It is Memorial Day weekend and Rolling Thunder is back in town. I should have saved my tourist complaining for this bunch.
You’re a DC resident and as a such you live knowing you’re in the Non-Autonomous Protectorate of the Land of the Free. You know this is where people come to make statements of national importance. If the World’s Bad People–terrorists, elected officials–are going to do something awful, you expect some of it to happen here.
But wait, what’s that sound? Is it Satan farting? No, what you can’t stand is the scruffy mobs of very loud motorcyclists invading once a year. You don’t expect to be in your own apartment and have you’re bones rattled by a passing Harley. This is D.C., not Sturgis. Go away.
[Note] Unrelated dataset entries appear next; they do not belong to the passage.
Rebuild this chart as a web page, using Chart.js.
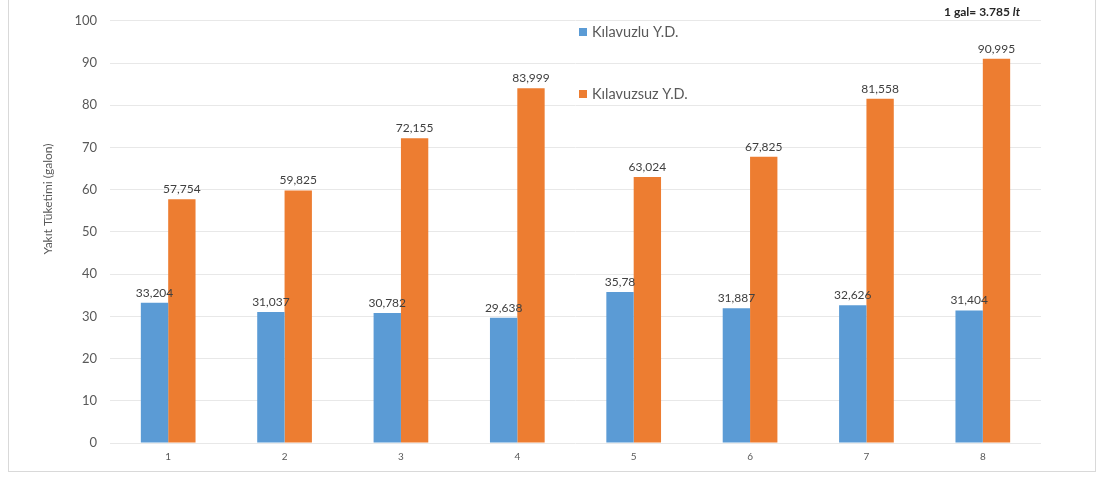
<!DOCTYPE html>
<html>
<head>
<meta charset="utf-8">
<script src="https://cdn.jsdelivr.net/npm/chart.js@4.4.1/dist/chart.umd.min.js"></script>
<style>
  html, body { margin: 0; padding: 0; background: #fff; }
  #wrap { position: absolute; left: 0; top: 0; width: 1097px; height: 477px; }
  #frame { position: absolute; left: 8px; top: -2px; width: 1086px; height: 472px; border: 1px solid #d9d9d9; }
</style>
</head>
<body>
<div id="frame"></div>
<div id="wrap"><canvas id="chart" width="1097" height="477"></canvas></div>
<script>
// datos
const categorias = ["1", "2", "3", "4", "5", "6", "7", "8"];
const kilavuzlu = [33.204, 31.037, 30.782, 29.638, 35.78, 31.887, 32.626, 31.404];
const kilavuzsuz = [57.754, 59.825, 72.155, 83.999, 63.024, 67.825, 81.558, 90.995];
const etiquetasKilavuzlu = ["33,204", "31,037", "30,782", "29,638", "35,78", "31,887", "32,626", "31,404"];
const etiquetasKilavuzsuz = ["57,754", "59,825", "72,155", "83,999", "63,024", "67,825", "81,558", "90,995"];
const ticksY = [0, 10, 20, 30, 40, 50, 60, 70, 80, 90, 100];
const tituloY = "Yakıt Tüketimi (galon)";

const FONT = "Lato, 'Open Sans', sans-serif";

// plugin: etiquetas encima de las barras, leyenda, titulo del eje y nota
const extras = {
  id: "extras",
  afterDatasetsDraw(chart) {
    const ctx = chart.ctx;
    const etiquetas = [etiquetasKilavuzlu, etiquetasKilavuzsuz];
    ctx.save();
    ctx.font = "12px " + FONT;
    ctx.fillStyle = "#404040";
    ctx.textAlign = "center";
    ctx.textBaseline = "bottom";
    chart.data.datasets.forEach((ds, i) => {
      chart.getDatasetMeta(i).data.forEach((bar, j) => {
        ctx.fillText(etiquetas[i][j], bar.x, bar.y - 4);
      });
    });

    // leyenda dentro del area
    const leyY = [32, 94];
    ctx.font = "14.5px " + FONT;
    ctx.textAlign = "left";
    ctx.textBaseline = "middle";
    chart.data.datasets.forEach((ds, i) => {
      ctx.fillStyle = ds.backgroundColor;
      ctx.fillRect(579, leyY[i] - 4, 8, 8);
      ctx.fillStyle = "#595959";
      ctx.fillText(ds.label, 592, leyY[i]);
    });

    // titulo del eje Y (desplazado hacia arriba como en el original)
    ctx.save();
    ctx.translate(48, 199);
    ctx.rotate(-Math.PI / 2);
    ctx.textAlign = "center";
    ctx.font = "12px " + FONT;
    ctx.fillStyle = "#595959";
    ctx.fillText(tituloY, 0, 0);
    ctx.restore();

    // nota de conversion
    ctx.fillStyle = "#262626";
    ctx.font = "bold 12px " + FONT;
    const txt = "1 gal= 3.785 ";
    ctx.fillText(txt, 944, 12);
    const w = ctx.measureText(txt).width;
    ctx.font = "italic bold 12px " + FONT;
    ctx.fillText("lt", 944 + w, 12);
    ctx.restore();
  }
};

new Chart(document.getElementById("chart"), {
  type: "bar",
  data: {
    labels: categorias,
    datasets: [
      {
        label: "Kılavuzlu Y.D.",
        data: kilavuzlu,
        backgroundColor: "#5b9bd5",
        borderWidth: 0,
        categoryPercentage: 0.47,
        barPercentage: 1.0,
      },
      {
        label: "Kılavuzsuz Y.D.",
        data: kilavuzsuz,
        backgroundColor: "#ed7d31",
        borderWidth: 0,
        categoryPercentage: 0.47,
        barPercentage: 1.0,
      },
    ],
  },
  options: {
    responsive: false,
    animation: false,
    layout: { padding: { left: 38, right: 56, top: 19, bottom: 0 } },
    plugins: {
      legend: { display: false },
      tooltip: { enabled: false },
    },
    scales: {
      x: {
        grid: { display: false, drawTicks: false },
        border: { display: false },
        ticks: { color: "#595959", font: { family: FONT, size: 10 }, padding: 8 },
        afterFit(scale) { scale.height = 34; },
      },
      y: {
        min: 0,
        max: 100,
        afterBuildTicks(scale) { scale.ticks = ticksY.map((v) => ({ value: v })); },
        grid: { color: "#e8e8e8", drawTicks: false },
        border: { display: false },
        ticks: { color: "#595959", font: { family: FONT, size: 13 }, padding: 13 },
        afterFit(scale) { scale.width = 72; },
      },
    },
  },
  plugins: [extras],
});
</script>
</body>
</html>
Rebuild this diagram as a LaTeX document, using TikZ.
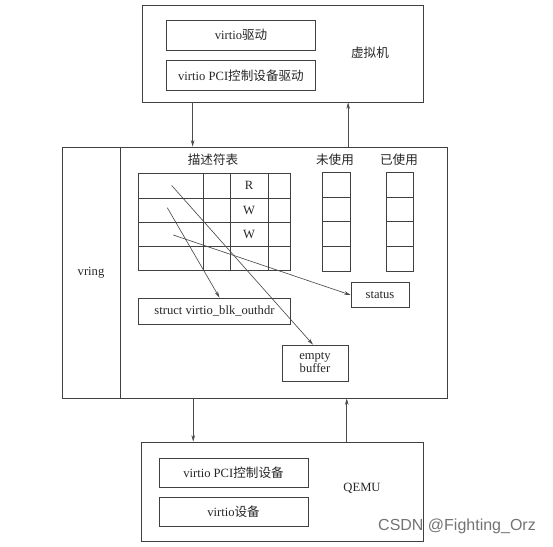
\documentclass[tikz,border=0pt]{standalone}
\usepackage{fontspec}
\setmainfont{Liberation Serif}
\setsansfont{Liberation Sans}
\newfontfamily\cjk{Noto Sans CJK SC}
\usetikzlibrary{calc}
\usetikzlibrary{arrows, arrows.meta, positioning}

\begin{document}
\begin{tikzpicture}[x=1pt, y=-1pt, >={Stealth[length=6.5pt, width=3.6pt]},
			line width=0.75pt,
			every node/.style={font=\fontsize{12.6}{13.5}\selectfont, text=black!85},
			frame/.style={draw=black!75, rectangle, inner sep=0pt},
			part/.style={draw=black!75, rectangle, inner sep=0pt, minimum width=149pt, minimum height=29.5pt},
			cell/.style={draw=black!75},
			link/.style={->, draw=black!70, line width=0.65pt}]
			
			\useasboundingbox (0,0) rectangle (553,546);
			
			% Drawing the virtual machine
			\node[frame, minimum width=281pt, minimum height=97pt] (vm) at (282.5,53.5) {};
			\node[part] (drv1) at (241,35.3) {virtio{\cjk 驱动}};
			\node[part] (drv2) at (241,75.3) {virtio PCI{\cjk 控制设备驱动}};
			\node (vmlabel) at (370,53) {\cjk 虚拟机};
			
			% Drawing the vring
			\node[frame, minimum width=385pt, minimum height=251pt] (vring) at (254.5,272.5) {};
			\draw[cell] (120,0 |- vring.north) -- (120,0 |- vring.south);
			\node (vringlabel) at (91,273) {vring};
			
			% Descriptor table
			\node (desclabel) at (213,160) {\cjk 描述符表};
			\draw[cell] (138,173) rectangle (290,270);
			\draw[cell] (138,198) -- (290,198);
			\draw[cell] (138,222) -- (290,222);
			\draw[cell] (138,246) -- (290,246);
			\draw[cell] (203,173) -- (203,270);
			\draw[cell] (230,173) -- (230,270);
			\draw[cell] (268,173) -- (268,270);
			\node (r1) at (249,185.5) {R};
			\node (w2) at (249,210) {W};
			\node (w3) at (249,234) {W};
			
			% Available and used rings
			\node (availlabel) at (335,160) {\cjk 未使用};
			\draw[cell] (322,172) rectangle (350,271);
			\draw[cell] (322,197) -- (350,197);
			\draw[cell] (322,221) -- (350,221);
			\draw[cell] (322,246) -- (350,246);
			\node (usedlabel) at (399,160) {\cjk 已使用};
			\draw[cell] (386,172) rectangle (413,271);
			\draw[cell] (386,197) -- (413,197);
			\draw[cell] (386,221) -- (413,221);
			\draw[cell] (386,246) -- (413,246);
			
			% Buffers
			\node[frame, minimum width=58pt, minimum height=25.5pt] (status) at (380,295) {status};
			\node[frame, minimum width=152.5pt, minimum height=26pt] (outhdr) at (214.5,311) {struct virtio\_blk\_outhdr};
			\node[frame, minimum width=66pt, minimum height=36pt, align=center, font=\fontsize{12.6}{13}\selectfont] (buf) at (315,363) {empty\\buffer};
			
			% Connecting descriptors to buffers
			\coordinate (d1) at (171.7,185.5);
			\coordinate (d2) at (167.3,207.7);
			\coordinate (d3) at (173.3,235);
			\draw[link] (d1) -- ($(buf.north)+(-2,0)$);
			\draw[link] (d2) -- ($(outhdr.north)+(5,0)$);
			\draw[link] (d3) -- (status.west);
			
			% Drawing QEMU
			\node[frame, minimum width=282pt, minimum height=99pt] (qemu) at (282,491.5) {};
			\node[part] (dev1) at (233.5,473) {virtio PCI{\cjk 控制设备}};
			\node[part] (dev2) at (233.5,512) {virtio{\cjk 设备}};
			\node (qemulabel) at (362,488) {QEMU};
			
			% Connecting the layers
			\coordinate (vmdown) at ($(vm.south west)!0.181!(vm.south east)$);
			\coordinate (vmup) at ($(vm.south west)!0.733!(vm.south east)$);
			\draw[link] (vmdown) -- (vmdown |- vring.north);
			\draw[link] (vmup |- vring.north) -- (vmup);
			\coordinate (qdown) at ($(qemu.north west)!0.186!(qemu.north east)$);
			\coordinate (qup) at ($(qemu.north west)!0.729!(qemu.north east)$);
			\draw[link] (qdown |- vring.south) -- (qdown);
			\draw[link] (qup) -- (qup |- vring.south);
			
			% Watermark
			\node[font=\sffamily\fontsize{16}{17}\selectfont, text=black!55] (mark) at (457,526) {CSDN @Fighting\_Orz};
		\end{tikzpicture}
\end{document}
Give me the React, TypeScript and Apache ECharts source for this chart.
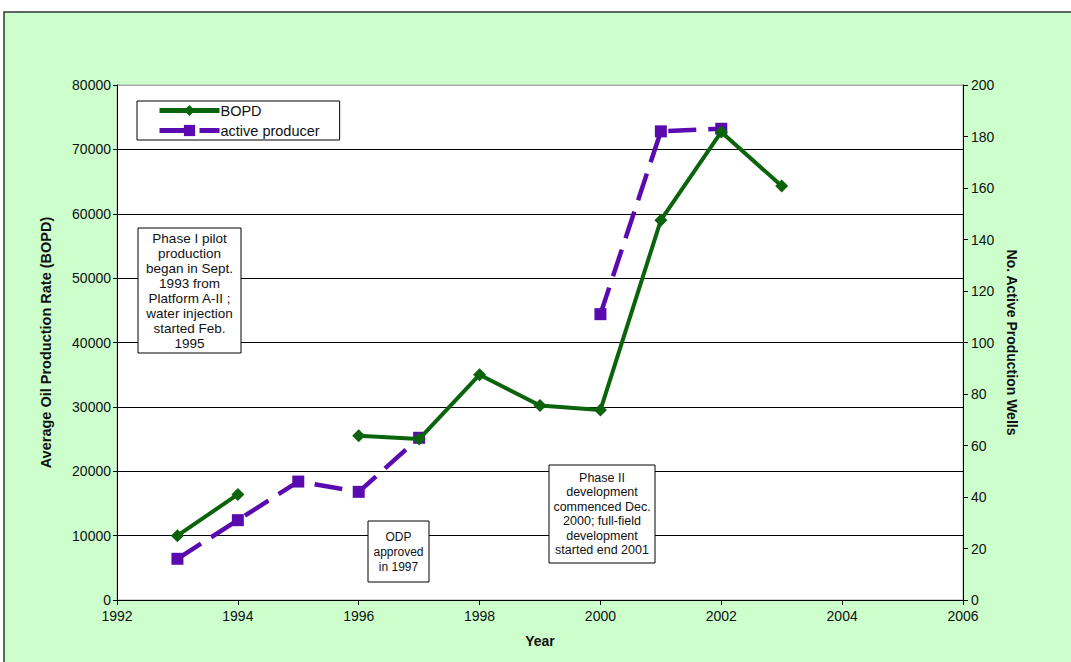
import React, { useEffect, useRef } from "react";
import * as echarts from "echarts";

const years = [1993, 1994, 1995, 1996, 1997, 1998, 1999, 2000, 2001, 2002, 2003];
const bopd: (number | null)[] = [10000, 16400, null, 25500, 25000, 35000, 30200, 29500, 59000, 72700, 64300];
const producers: (number | null)[] = [16, 31, 46, 42, 63, null, null, 111, 182, 183, null];

const note1 = ["Phase I pilot", "production", "began in Sept.", "1993 from", "Platform A-II ;", "water injection", "started Feb.", "1995"];
const note2 = ["ODP", "approved", "in 1997"];
const note3 = ["Phase II", "development", "commenced Dec.", "2000; full-field", "development", "started end 2001"];

const FONT = "'Liberation Sans', Arial, sans-serif";

function noteBox(lines: string[], x: number, y: number, w: number, h: number, fontSize: number, lineHeight: number) {
  return [
    {
      type: "rect",
      shape: { x, y, width: w, height: h },
      style: { fill: "#ffffff", stroke: "#000000", lineWidth: 1 },
      z: 100,
    },
    {
      type: "text",
      x: x + w / 2,
      y: y + h / 2,
      style: {
        text: lines.join("\n"),
        align: "center",
        verticalAlign: "middle",
        fontFamily: FONT,
        fontSize,
        lineHeight,
        fill: "#111111",
      },
      z: 101,
    },
  ];
}

export default function App() {
  const ref = useRef<HTMLDivElement>(null);
  useEffect(() => {
    if (!ref.current) return;
    const chart = echarts.init(ref.current, undefined, { renderer: "svg" });
    const splitColors = ["#000", "#000", "#000", "#000", "#000", "#000", "#000", "#000", "#aaaaaa"];
    const plain = (v: number) => String(v);
    chart.setOption({
      animation: false,
      backgroundColor: "#ffffff",
      textStyle: { fontFamily: FONT },
      graphic: [
        {
          type: "rect",
          shape: { x: 4, y: 12, width: 1080, height: 660 },
          style: { fill: "#ccffcc", stroke: "#333333", lineWidth: 1.5 },
          z: -10,
          silent: true,
        },
        ...noteBox(note1, 138, 228, 103, 125, 13.5, 15),
        ...noteBox(note2, 368, 521, 61, 61, 12, 15),
        ...noteBox(note3, 549, 465, 106, 98, 12.5, 14.5),
      ],
      grid: {
        left: 117,
        right: 108,
        top: 85,
        bottom: 62,
        show: true,
        backgroundColor: "#ffffff",
        borderColor: "#aaaaaa",
        borderWidth: 1,
      },
      legend: {
        orient: "vertical",
        left: 137,
        top: 101,
        padding: [2, 20, 2, 20],
        itemWidth: 60,
        itemHeight: 14,
        itemGap: 5,
        borderColor: "#000",
        borderWidth: 1,
        backgroundColor: "#ffffff",
        lineStyle: { width: 5 },
        textStyle: { fontFamily: FONT, fontSize: 14.5, color: "#111", padding: [0, 40, 0, -4] },
        data: ["BOPD", "active producer"],
        z: 100,
      },
      xAxis: {
        type: "value",
        min: 1992,
        max: 2006,
        interval: 2,
        name: "Year",
        nameLocation: "middle",
        nameGap: 34,
        nameTextStyle: { fontFamily: FONT, fontWeight: "bold", fontSize: 14, color: "#111" },
        axisLine: { lineStyle: { color: "#000", width: 1 } },
        axisTick: { show: true, inside: false, length: 5, lineStyle: { color: "#000" } },
        axisLabel: { fontFamily: FONT, fontSize: 14, color: "#111", margin: 9, formatter: plain },
        splitLine: { show: false },
      },
      yAxis: [
        {
          type: "value",
          min: 0,
          max: 80000,
          interval: 10000,
          position: "left",
          name: "Average Oil Production Rate (BOPD)",
          nameLocation: "middle",
          nameGap: 64,
          nameTextStyle: { fontFamily: FONT, fontWeight: "bold", fontSize: 14.5, color: "#111" },
          axisLine: { show: true, lineStyle: { color: "#000", width: 1 } },
          axisTick: { show: true, inside: false, length: 4, lineStyle: { color: "#000" } },
          axisLabel: { fontFamily: FONT, fontSize: 14, color: "#111", margin: 6, formatter: plain },
          splitLine: { show: true, lineStyle: { color: splitColors, width: 1 } },
        },
        {
          type: "value",
          min: 0,
          max: 200,
          interval: 20,
          position: "right",
          name: "No. Active Production Wells",
          nameLocation: "middle",
          nameRotate: -90,
          nameGap: 38,
          nameTextStyle: { fontFamily: FONT, fontWeight: "bold", fontSize: 14, color: "#111" },
          axisLine: { show: true, lineStyle: { color: "#000", width: 1 } },
          axisTick: { show: true, inside: false, length: 5, lineStyle: { color: "#000" } },
          axisLabel: { fontFamily: FONT, fontSize: 14, color: "#111", margin: 8, formatter: plain },
          splitLine: { show: false },
        },
      ],
      series: [
        {
          name: "BOPD",
          type: "line",
          yAxisIndex: 0,
          data: years.map((y, i) => [y, bopd[i]]),
          connectNulls: false,
          symbol: "diamond",
          symbolSize: 13,
          color: "#0b640b",
          lineStyle: { color: "#0b640b", width: 4 },
          itemStyle: { color: "#0b640b" },
          z: 5,
        },
        {
          name: "active producer",
          type: "line",
          yAxisIndex: 1,
          data: years.map((y, i) => [y, producers[i]]),
          connectNulls: false,
          symbol: "rect",
          symbolSize: 12,
          color: "#5a0bb0",
          lineStyle: { color: "#5a0bb0", width: 4.5, type: [28, 12] },
          itemStyle: { color: "#5a0bb0" },
          z: 4,
        },
      ],
    });
    return () => chart.dispose();
  }, []);
  return (
    <div
      ref={ref}
      style={{ position: "fixed", left: 0, top: 0, width: 1071, height: 662 }}
    />
  );
}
Don’t tell me they have some glorious mission to keep MIA/POWs in the public consciousness. It doesn’t take a rocket scientists to see that the Rolling Thunder crowd like their roadhog jamboree and know that when you wrap a cause in the flag, it’s hard to criticize. (If I had a car, I’d get this bumper sticker.) Well, I’m criticizing it–and not forgetting the President’s Mother of All Failures and the Congressional Democrats recent lack of political will. Perhaps that’s just the sound of Satan laughing.
Here’s the lesson: Right or left, the general public will remember how you delivered you message more than the message itself. Don’t be a jerk. Leave the giant puppets and tired, tired slogans at home. Bathe first. And if you’re going to make some noise, make sure it has some meaning.